▶ **Written request**
Every line below that contains "this" is to be copied.

[Records with drawing code]
>> begin

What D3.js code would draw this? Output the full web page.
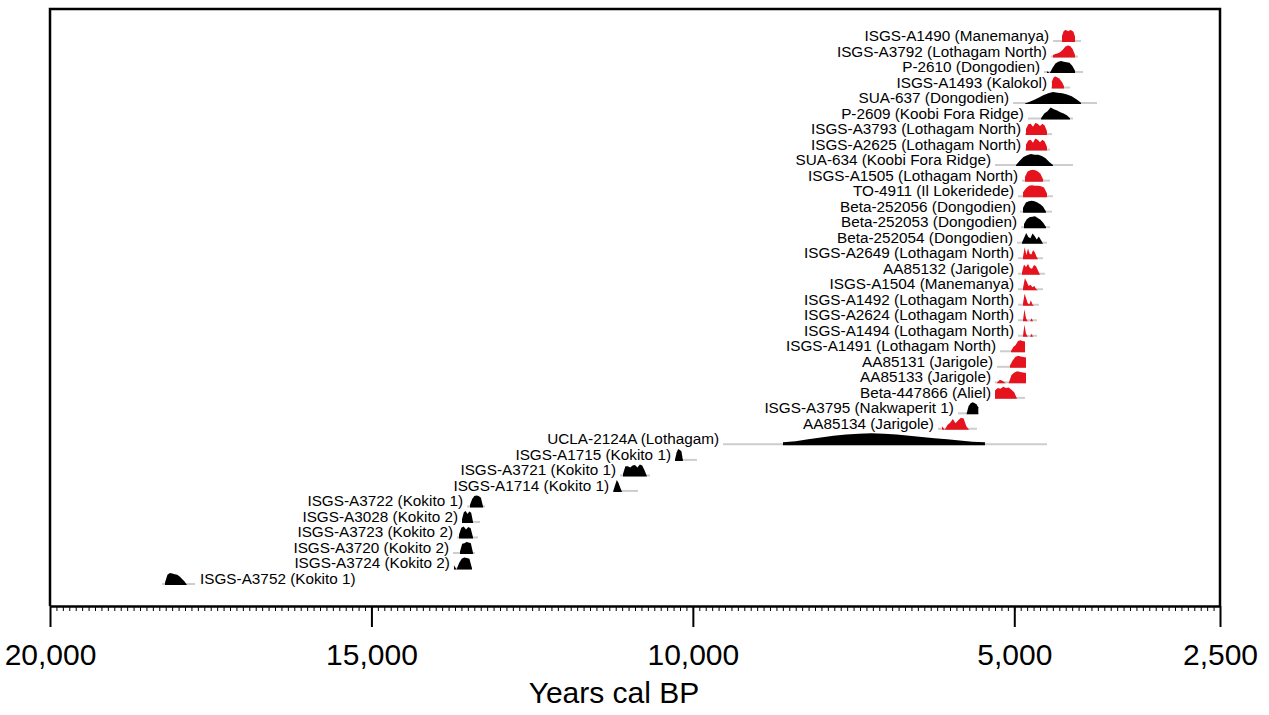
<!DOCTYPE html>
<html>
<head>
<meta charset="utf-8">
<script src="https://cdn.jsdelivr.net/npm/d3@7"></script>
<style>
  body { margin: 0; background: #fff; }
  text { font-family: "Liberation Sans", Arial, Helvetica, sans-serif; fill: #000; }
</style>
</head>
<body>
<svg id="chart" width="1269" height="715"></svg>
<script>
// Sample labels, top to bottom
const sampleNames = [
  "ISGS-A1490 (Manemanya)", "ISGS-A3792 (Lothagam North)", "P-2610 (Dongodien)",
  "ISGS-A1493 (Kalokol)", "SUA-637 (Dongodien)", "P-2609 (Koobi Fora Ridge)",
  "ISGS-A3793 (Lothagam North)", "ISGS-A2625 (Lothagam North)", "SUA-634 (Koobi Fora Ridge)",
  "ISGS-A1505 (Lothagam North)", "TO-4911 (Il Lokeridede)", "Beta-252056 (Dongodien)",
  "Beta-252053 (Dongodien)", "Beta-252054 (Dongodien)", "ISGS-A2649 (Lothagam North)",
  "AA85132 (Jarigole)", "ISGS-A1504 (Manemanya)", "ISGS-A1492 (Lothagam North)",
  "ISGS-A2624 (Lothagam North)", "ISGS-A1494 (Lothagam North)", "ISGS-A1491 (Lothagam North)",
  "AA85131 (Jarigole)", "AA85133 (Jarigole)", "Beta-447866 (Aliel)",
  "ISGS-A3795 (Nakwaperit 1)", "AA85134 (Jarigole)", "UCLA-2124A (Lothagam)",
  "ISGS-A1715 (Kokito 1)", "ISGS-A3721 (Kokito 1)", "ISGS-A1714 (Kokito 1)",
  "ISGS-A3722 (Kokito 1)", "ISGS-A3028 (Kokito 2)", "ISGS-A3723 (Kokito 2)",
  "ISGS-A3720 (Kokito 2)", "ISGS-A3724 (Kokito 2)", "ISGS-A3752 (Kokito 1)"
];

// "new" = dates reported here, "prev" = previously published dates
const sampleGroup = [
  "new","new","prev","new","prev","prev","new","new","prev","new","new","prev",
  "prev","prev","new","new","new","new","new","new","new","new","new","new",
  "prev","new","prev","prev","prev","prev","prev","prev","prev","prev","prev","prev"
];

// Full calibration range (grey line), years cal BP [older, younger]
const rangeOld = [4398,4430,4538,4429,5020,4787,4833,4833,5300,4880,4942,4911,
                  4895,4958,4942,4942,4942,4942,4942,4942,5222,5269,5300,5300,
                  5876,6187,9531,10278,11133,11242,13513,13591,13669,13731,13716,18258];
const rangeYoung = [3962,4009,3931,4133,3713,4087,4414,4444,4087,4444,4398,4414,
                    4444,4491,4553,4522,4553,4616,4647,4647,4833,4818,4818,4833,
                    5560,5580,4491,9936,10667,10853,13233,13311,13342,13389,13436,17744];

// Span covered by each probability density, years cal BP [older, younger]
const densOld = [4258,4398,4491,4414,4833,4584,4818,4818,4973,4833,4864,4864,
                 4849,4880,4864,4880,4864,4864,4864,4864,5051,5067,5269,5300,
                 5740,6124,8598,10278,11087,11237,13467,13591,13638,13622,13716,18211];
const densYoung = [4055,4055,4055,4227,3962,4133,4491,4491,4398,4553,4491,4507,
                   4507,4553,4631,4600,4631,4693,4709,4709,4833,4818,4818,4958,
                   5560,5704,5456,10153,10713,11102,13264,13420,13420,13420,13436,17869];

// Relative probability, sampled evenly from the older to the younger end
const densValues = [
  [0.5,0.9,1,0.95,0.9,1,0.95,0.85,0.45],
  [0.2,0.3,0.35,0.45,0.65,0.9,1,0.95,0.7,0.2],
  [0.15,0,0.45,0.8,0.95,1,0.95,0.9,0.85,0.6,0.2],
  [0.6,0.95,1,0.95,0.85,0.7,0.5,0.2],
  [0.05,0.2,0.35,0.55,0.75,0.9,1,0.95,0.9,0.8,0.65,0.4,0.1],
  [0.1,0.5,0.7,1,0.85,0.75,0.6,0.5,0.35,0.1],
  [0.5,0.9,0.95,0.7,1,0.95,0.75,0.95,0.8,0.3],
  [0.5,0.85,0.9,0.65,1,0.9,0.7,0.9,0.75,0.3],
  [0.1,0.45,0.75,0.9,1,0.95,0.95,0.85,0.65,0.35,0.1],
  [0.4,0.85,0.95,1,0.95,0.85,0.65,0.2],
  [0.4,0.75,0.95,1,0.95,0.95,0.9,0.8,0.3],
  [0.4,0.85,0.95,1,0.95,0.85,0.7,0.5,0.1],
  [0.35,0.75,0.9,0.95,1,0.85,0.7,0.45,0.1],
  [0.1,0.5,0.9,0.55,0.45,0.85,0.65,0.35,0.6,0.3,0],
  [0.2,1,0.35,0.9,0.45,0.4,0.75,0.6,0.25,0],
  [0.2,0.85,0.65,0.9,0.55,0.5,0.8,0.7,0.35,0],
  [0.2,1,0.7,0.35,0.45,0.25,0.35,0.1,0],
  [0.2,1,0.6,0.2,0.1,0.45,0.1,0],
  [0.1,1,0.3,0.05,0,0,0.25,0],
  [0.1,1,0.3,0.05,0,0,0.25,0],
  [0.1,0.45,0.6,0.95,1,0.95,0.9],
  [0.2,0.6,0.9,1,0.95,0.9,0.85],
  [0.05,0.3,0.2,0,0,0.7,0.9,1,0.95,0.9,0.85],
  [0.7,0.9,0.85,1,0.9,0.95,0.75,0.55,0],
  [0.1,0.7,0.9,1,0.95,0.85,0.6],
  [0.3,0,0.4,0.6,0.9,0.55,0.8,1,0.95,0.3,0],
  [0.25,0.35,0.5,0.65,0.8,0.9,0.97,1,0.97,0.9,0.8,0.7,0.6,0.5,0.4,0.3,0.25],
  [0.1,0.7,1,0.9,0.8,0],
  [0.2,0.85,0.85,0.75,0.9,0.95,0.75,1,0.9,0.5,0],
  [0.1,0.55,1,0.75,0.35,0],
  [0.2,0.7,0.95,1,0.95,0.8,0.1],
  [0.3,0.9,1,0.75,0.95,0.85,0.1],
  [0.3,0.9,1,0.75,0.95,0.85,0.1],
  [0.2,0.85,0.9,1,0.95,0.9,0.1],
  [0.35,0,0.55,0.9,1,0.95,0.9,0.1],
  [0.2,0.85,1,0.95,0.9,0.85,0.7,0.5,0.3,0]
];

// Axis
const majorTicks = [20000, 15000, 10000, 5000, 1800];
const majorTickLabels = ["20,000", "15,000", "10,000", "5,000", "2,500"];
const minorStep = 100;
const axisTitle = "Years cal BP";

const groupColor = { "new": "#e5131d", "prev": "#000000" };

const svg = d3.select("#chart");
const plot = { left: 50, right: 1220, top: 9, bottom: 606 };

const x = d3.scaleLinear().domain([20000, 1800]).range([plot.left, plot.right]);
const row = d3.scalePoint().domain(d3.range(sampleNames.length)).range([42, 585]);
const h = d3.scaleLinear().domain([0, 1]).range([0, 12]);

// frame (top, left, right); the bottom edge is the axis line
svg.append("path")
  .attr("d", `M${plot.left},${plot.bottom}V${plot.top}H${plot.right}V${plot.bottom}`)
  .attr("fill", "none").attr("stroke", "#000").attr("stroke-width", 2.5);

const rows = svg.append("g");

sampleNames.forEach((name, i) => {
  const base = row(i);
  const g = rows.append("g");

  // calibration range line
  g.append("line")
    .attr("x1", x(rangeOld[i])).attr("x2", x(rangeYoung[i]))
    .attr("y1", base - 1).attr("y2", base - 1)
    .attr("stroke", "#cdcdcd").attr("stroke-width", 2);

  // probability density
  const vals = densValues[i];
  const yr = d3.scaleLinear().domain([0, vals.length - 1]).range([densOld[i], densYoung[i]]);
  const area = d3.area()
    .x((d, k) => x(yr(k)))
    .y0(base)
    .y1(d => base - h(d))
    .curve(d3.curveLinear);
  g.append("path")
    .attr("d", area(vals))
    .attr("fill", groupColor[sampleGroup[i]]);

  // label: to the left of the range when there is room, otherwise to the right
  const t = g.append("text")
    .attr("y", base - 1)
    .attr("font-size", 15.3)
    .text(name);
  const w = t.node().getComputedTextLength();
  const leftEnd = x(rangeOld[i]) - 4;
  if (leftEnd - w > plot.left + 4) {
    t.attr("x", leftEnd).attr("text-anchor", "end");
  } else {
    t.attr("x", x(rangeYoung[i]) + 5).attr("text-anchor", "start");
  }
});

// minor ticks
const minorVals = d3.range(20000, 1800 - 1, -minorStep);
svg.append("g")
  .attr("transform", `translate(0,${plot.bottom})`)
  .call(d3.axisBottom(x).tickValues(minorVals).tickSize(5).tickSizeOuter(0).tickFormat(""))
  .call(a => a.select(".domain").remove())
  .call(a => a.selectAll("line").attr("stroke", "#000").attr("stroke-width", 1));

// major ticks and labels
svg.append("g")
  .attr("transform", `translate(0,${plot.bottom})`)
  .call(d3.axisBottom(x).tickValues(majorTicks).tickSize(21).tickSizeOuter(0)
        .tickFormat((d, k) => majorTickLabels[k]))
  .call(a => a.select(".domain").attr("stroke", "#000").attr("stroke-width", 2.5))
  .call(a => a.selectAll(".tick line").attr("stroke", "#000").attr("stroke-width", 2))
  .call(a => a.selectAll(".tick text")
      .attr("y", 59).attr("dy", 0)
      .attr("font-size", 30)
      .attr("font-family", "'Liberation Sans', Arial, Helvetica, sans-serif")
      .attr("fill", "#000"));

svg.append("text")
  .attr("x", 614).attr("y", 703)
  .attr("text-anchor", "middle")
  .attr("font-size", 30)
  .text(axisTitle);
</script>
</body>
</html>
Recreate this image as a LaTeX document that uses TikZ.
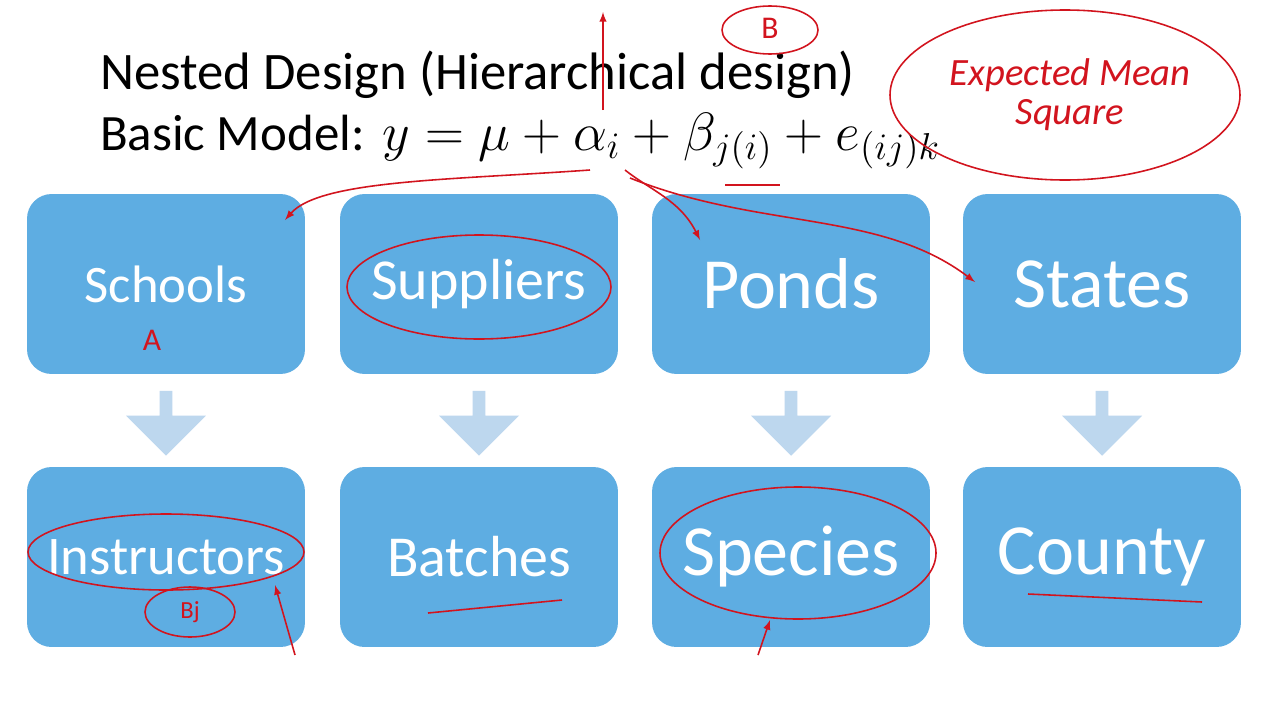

>> end

▶ **Written reply**
What D3.js code would draw this? Output the full web page.
Recreate this image as a LaTeX document that uses TikZ.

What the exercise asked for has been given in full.